Last month researchers from Israel’s Hebrew University and archaeologists have discovered a new or 12th cave, inside a cliff near Qumran in the occupied West Bank, that is believed to have hidden Dead Sea Scrolls, the first time in 60 years that such a cave has been found.
The cave had already been mapped as part of a cursory survey in 1992. But the new evidence comes from a more thorough excavation. Gutfeld and his colleagues at the Hebrew University, along with a team led by archaeologist Randall Price, from Virginia’s Liberty University, found the cave as part of an ongoing “Operation Scroll.”
It was thought that Bedouin looters had taken all the rest of the manuscripts sometime in the 1950s.
The February finding was a significant discovery.
“This exciting excavation is the closest we’ve come to discovering new Dead Sea scrolls in 60 years,
said Dr.
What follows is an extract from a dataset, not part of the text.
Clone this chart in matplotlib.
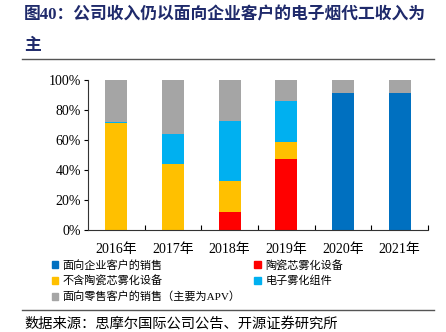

Oren Gutfeld, the director of the excavation.
“Until now, it was accepted that Dead Sea scrolls were found only in 11 caves at Qumran, but now there is no doubt that this is the 12th cave.”
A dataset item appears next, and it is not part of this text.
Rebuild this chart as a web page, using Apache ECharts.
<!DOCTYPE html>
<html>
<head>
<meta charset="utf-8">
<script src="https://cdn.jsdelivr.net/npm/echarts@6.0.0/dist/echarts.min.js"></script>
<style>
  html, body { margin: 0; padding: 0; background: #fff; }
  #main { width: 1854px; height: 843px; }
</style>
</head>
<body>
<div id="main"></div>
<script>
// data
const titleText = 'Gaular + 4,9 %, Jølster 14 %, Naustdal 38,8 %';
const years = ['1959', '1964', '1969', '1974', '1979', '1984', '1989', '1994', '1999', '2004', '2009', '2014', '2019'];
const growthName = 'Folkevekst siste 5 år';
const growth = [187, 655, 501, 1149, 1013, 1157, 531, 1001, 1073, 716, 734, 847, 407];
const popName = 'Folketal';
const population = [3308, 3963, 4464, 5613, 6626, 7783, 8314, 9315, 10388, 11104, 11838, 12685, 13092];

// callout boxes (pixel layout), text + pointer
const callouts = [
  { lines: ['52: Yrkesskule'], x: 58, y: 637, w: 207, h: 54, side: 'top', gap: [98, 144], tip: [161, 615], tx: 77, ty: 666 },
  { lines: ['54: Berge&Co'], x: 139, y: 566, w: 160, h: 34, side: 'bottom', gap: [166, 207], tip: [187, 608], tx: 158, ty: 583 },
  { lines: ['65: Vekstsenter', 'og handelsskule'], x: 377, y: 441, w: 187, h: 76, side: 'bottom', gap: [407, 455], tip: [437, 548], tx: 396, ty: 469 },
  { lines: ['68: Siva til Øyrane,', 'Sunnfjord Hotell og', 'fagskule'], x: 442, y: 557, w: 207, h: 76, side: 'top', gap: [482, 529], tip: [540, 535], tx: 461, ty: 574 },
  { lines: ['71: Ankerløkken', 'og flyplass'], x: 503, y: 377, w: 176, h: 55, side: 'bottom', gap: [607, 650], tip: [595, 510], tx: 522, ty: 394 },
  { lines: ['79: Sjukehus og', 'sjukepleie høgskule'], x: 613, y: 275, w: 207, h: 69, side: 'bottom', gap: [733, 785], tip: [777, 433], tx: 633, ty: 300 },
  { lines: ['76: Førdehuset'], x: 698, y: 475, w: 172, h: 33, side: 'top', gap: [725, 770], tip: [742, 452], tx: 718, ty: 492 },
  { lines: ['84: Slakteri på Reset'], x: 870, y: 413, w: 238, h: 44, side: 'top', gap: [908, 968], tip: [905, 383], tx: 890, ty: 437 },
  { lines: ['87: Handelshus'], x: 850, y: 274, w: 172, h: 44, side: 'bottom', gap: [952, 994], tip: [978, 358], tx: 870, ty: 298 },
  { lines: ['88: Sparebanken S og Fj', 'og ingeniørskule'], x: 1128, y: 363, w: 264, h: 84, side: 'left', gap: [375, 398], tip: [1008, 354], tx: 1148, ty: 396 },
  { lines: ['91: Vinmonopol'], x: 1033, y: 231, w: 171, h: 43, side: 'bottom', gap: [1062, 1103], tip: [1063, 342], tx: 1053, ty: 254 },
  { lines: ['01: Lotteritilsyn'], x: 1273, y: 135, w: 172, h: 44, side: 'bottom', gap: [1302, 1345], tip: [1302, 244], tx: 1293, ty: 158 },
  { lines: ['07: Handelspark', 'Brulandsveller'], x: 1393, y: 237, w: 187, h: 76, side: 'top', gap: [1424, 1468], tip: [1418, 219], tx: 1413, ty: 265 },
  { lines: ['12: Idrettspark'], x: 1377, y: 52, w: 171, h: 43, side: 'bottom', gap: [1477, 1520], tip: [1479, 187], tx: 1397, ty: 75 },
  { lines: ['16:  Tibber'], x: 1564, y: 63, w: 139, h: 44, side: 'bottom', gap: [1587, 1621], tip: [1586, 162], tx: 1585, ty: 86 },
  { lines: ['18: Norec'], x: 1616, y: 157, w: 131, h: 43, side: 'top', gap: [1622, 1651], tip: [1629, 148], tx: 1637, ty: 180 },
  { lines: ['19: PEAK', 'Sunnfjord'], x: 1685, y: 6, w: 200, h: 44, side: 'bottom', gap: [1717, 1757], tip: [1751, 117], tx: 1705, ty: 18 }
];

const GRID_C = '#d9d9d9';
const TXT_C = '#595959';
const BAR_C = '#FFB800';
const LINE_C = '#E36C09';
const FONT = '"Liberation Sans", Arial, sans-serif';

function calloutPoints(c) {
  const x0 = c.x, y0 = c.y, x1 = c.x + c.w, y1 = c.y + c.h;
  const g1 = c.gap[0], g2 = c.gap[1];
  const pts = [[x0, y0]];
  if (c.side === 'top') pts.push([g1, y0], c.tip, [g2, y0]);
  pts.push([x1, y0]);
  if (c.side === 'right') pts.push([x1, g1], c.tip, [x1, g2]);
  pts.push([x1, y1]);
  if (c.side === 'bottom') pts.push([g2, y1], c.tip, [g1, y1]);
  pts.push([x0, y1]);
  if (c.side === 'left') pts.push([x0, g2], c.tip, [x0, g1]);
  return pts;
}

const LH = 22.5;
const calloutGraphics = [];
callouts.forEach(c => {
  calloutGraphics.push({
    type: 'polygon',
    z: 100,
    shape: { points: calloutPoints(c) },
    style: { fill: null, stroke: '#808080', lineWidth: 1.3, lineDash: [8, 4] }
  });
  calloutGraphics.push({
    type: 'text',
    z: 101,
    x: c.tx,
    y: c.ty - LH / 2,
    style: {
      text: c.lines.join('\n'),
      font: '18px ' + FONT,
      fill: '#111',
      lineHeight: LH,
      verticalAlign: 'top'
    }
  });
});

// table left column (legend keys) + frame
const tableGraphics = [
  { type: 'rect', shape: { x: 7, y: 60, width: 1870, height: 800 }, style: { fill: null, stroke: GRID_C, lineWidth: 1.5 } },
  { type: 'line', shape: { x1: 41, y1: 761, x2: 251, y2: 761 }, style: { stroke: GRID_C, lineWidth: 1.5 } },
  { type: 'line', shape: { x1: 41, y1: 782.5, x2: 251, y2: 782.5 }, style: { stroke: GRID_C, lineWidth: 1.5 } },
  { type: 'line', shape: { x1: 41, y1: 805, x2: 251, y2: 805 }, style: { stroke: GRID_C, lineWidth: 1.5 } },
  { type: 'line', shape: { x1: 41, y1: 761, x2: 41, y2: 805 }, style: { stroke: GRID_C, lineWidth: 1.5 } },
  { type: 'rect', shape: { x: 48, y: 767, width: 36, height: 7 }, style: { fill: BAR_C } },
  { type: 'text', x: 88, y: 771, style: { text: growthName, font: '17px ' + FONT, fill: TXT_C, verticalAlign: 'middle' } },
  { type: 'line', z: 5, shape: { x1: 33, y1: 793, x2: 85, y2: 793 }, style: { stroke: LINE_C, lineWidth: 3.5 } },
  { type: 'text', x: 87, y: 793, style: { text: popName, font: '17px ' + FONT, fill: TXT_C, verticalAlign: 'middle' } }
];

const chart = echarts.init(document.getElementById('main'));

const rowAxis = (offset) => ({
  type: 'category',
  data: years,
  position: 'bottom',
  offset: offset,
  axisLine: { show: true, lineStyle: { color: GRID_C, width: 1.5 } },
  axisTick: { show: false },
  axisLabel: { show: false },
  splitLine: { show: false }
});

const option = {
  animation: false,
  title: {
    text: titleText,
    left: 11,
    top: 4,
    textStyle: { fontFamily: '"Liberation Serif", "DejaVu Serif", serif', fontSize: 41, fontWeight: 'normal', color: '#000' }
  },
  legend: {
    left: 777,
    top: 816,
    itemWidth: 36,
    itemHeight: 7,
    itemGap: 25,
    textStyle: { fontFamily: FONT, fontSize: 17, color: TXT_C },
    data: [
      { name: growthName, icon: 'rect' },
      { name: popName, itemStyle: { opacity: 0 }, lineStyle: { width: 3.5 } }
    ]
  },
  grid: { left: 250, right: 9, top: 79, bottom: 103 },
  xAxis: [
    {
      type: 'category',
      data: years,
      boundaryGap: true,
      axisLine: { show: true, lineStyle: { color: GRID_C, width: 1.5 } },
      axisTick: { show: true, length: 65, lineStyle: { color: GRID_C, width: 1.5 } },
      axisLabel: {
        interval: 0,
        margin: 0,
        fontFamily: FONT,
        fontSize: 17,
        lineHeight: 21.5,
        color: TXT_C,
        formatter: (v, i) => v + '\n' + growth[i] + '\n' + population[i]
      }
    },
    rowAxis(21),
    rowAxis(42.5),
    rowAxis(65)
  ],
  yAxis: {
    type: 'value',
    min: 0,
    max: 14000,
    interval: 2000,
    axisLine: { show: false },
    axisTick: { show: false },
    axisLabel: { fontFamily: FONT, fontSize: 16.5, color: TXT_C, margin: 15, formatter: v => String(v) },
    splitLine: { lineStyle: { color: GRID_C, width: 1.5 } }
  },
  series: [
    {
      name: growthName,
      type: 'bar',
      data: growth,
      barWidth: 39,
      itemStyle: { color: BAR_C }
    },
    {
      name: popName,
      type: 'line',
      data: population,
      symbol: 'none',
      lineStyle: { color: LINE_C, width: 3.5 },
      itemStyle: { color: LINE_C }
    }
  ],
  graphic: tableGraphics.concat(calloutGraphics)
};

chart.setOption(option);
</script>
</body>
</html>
The researchers said they knew scrolls had been stored in the cave because they found shattered jars similar to those that held scrolls in the other 11 caves.
They also found leather scraps that bound the scrolls as well as cloth and other items. Two mid-20th century pickaxes were also found at the scene – evidence, the researchers said, of the presence of looters.
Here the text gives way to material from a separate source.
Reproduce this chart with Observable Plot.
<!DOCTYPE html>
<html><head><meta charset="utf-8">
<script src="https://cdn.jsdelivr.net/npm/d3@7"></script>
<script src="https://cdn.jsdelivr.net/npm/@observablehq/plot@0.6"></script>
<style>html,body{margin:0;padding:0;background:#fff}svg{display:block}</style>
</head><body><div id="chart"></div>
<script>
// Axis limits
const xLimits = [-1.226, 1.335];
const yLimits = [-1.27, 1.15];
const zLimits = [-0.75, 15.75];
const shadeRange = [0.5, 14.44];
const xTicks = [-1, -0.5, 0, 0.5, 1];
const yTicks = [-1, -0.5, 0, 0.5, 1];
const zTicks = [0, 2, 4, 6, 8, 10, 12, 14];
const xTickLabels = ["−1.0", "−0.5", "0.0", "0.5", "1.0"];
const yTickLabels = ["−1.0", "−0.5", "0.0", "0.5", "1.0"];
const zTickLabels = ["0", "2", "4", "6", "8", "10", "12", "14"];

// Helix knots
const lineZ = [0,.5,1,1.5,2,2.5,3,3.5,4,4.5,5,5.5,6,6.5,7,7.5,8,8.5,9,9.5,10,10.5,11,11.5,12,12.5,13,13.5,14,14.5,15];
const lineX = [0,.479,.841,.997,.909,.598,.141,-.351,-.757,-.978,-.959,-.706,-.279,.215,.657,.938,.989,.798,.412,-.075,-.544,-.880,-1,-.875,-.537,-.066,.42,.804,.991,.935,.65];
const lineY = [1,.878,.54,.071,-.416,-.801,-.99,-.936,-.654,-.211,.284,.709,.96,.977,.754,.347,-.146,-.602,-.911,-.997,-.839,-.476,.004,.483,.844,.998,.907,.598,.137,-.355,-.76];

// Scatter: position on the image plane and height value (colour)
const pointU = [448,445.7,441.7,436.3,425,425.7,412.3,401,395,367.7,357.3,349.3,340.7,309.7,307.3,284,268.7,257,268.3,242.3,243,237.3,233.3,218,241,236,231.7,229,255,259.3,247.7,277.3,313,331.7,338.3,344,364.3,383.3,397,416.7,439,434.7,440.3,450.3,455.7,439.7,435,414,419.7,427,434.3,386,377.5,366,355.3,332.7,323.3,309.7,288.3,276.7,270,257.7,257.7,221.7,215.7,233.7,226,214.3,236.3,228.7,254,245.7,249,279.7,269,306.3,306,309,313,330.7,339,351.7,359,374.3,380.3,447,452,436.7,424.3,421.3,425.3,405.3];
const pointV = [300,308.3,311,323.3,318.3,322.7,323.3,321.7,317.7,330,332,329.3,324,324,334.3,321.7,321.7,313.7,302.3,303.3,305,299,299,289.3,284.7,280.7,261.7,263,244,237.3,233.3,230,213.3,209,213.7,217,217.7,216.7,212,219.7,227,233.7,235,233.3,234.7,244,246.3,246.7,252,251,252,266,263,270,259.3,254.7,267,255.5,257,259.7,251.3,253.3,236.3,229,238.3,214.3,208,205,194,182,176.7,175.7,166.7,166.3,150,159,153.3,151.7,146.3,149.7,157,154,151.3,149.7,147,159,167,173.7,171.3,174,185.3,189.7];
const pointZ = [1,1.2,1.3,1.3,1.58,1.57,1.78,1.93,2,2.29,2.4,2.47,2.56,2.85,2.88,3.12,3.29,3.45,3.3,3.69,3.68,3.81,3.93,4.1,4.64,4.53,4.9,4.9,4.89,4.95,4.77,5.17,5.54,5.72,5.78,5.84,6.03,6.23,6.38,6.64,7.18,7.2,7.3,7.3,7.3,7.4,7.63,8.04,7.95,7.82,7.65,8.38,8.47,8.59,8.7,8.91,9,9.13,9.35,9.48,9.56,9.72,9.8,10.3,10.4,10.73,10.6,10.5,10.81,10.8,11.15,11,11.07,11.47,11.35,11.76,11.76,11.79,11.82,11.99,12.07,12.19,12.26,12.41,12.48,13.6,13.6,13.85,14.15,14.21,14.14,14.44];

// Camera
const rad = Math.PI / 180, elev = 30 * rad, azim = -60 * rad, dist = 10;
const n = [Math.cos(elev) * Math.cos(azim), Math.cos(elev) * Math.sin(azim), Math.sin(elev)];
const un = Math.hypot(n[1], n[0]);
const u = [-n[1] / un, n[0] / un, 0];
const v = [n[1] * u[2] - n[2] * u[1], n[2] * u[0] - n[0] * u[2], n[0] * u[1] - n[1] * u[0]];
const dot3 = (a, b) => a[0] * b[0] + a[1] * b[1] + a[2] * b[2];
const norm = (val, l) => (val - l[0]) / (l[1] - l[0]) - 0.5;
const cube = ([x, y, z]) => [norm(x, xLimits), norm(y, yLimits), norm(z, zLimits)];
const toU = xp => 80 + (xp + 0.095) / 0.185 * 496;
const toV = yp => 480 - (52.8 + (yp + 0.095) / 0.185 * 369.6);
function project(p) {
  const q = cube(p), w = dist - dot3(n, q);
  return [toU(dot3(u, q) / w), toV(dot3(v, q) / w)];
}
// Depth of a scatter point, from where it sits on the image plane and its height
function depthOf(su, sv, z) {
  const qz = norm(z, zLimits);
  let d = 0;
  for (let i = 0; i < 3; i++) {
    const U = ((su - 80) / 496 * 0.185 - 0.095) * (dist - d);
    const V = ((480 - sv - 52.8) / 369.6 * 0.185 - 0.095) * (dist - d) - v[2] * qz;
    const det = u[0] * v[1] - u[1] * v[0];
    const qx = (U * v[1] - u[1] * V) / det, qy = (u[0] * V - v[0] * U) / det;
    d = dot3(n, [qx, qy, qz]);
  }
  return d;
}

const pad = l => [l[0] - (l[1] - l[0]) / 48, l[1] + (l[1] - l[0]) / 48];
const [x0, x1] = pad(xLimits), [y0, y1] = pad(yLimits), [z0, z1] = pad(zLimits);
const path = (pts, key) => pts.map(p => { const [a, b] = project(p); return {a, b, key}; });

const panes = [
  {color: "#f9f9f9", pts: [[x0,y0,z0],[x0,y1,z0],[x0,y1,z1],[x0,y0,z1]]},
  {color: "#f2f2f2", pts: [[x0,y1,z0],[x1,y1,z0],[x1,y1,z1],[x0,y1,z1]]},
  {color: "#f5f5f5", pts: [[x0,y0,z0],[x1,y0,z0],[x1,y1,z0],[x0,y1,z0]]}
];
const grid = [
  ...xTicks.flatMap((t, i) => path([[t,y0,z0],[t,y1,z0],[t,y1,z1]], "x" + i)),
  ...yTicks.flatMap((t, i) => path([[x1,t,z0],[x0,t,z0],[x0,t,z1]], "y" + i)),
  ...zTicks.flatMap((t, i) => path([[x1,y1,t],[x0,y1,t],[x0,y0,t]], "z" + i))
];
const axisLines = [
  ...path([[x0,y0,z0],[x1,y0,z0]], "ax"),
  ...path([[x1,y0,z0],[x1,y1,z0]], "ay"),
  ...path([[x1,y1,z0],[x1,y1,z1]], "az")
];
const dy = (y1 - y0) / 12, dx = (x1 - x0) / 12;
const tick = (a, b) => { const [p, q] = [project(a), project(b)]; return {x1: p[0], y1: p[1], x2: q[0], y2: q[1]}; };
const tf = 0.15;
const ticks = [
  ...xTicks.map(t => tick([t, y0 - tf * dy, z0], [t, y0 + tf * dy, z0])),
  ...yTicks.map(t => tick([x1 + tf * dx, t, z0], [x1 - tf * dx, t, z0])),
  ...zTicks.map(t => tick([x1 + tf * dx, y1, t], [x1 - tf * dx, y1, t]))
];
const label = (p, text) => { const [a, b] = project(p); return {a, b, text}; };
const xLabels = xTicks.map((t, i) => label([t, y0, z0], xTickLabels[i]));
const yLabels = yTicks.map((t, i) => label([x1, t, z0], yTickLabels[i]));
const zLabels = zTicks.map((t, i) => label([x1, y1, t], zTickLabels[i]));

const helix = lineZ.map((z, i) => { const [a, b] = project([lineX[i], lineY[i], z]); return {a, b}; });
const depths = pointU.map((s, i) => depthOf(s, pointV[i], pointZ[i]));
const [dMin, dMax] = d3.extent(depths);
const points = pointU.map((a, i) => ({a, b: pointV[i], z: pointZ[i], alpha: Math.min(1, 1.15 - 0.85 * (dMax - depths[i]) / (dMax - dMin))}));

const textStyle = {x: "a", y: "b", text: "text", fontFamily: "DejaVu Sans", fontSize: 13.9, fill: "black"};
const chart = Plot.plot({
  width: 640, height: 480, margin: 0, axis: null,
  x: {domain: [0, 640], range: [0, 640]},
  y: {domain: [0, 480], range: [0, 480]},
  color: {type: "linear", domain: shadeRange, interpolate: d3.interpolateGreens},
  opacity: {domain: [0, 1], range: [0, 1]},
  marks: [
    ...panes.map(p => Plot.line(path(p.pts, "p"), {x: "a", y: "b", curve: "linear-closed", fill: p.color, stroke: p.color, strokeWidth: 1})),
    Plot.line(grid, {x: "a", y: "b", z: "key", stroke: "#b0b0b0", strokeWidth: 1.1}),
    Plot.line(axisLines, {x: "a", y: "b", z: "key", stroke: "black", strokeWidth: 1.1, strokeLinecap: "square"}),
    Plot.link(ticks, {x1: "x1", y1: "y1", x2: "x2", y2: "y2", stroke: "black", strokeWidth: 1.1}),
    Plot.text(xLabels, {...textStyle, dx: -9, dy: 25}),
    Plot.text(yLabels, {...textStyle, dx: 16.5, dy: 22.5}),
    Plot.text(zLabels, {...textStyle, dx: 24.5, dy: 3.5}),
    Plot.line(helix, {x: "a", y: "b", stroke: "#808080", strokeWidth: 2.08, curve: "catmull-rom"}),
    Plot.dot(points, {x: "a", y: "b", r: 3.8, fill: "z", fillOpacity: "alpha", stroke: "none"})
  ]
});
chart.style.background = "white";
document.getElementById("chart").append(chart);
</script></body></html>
One small piece of parchment was found rolled up inside a jug and has been sent off for analysis.
“Although at the end of the day no scroll was found, and instead we ‘only’ found a piece of parchment rolled up in a jug that was being processed for writing, the findings indicate beyond any doubt that the cave contained scrolls that were stolen,”
said Dr Gutfeld.
The excavation was made as part of “Operation Scroll”, a project launched by the Israeli government to try to uncover more Dead Sea Scrols.
The 2000-year-old scrolls, mostly written in Hebrew, though a few were in Aramaic and Greek, are considered one of the most important archaeological discoveries of the 20th century and are the second-oldest set of Biblical texts ever discovered.
Best estimates suggest that the authors inscribed their words at various points between the early 1st century BCE and 70 CE, known as the Second Temple Period. A postage-sized scrap of the scrolls — and most were found in such small fractures — can fetch a huge sum at auction.
The scrolls which include sections of the Hebrew Bible and the earliest known version of the Ten Commandments, are believed to have been created by a Jewish sect that lived in the area until they were driven out by Roman forces during a Great Jewish revolt (66-73 CE).
“Operation Scroll” will continue to the desert northwest of the Dead Sea, in the hopes that the rough hills might hold additional precious antiquities. The effort will last for about another three years, Gutfeld told The Post, exploring some 300 caves. The archaeologists cannot afford to tarry. The Israel Antiquities Authority has warned that looters are still looking for lost Qumran caves to plunder.
“We are in a race against time as antiquities thieves steal heritage assets worldwide for financial gain,”
said Israel Hasson, Director-General of the Israel Antiquities Authority, in a news release.
“Finds of huge importance are still waiting to be discovered.”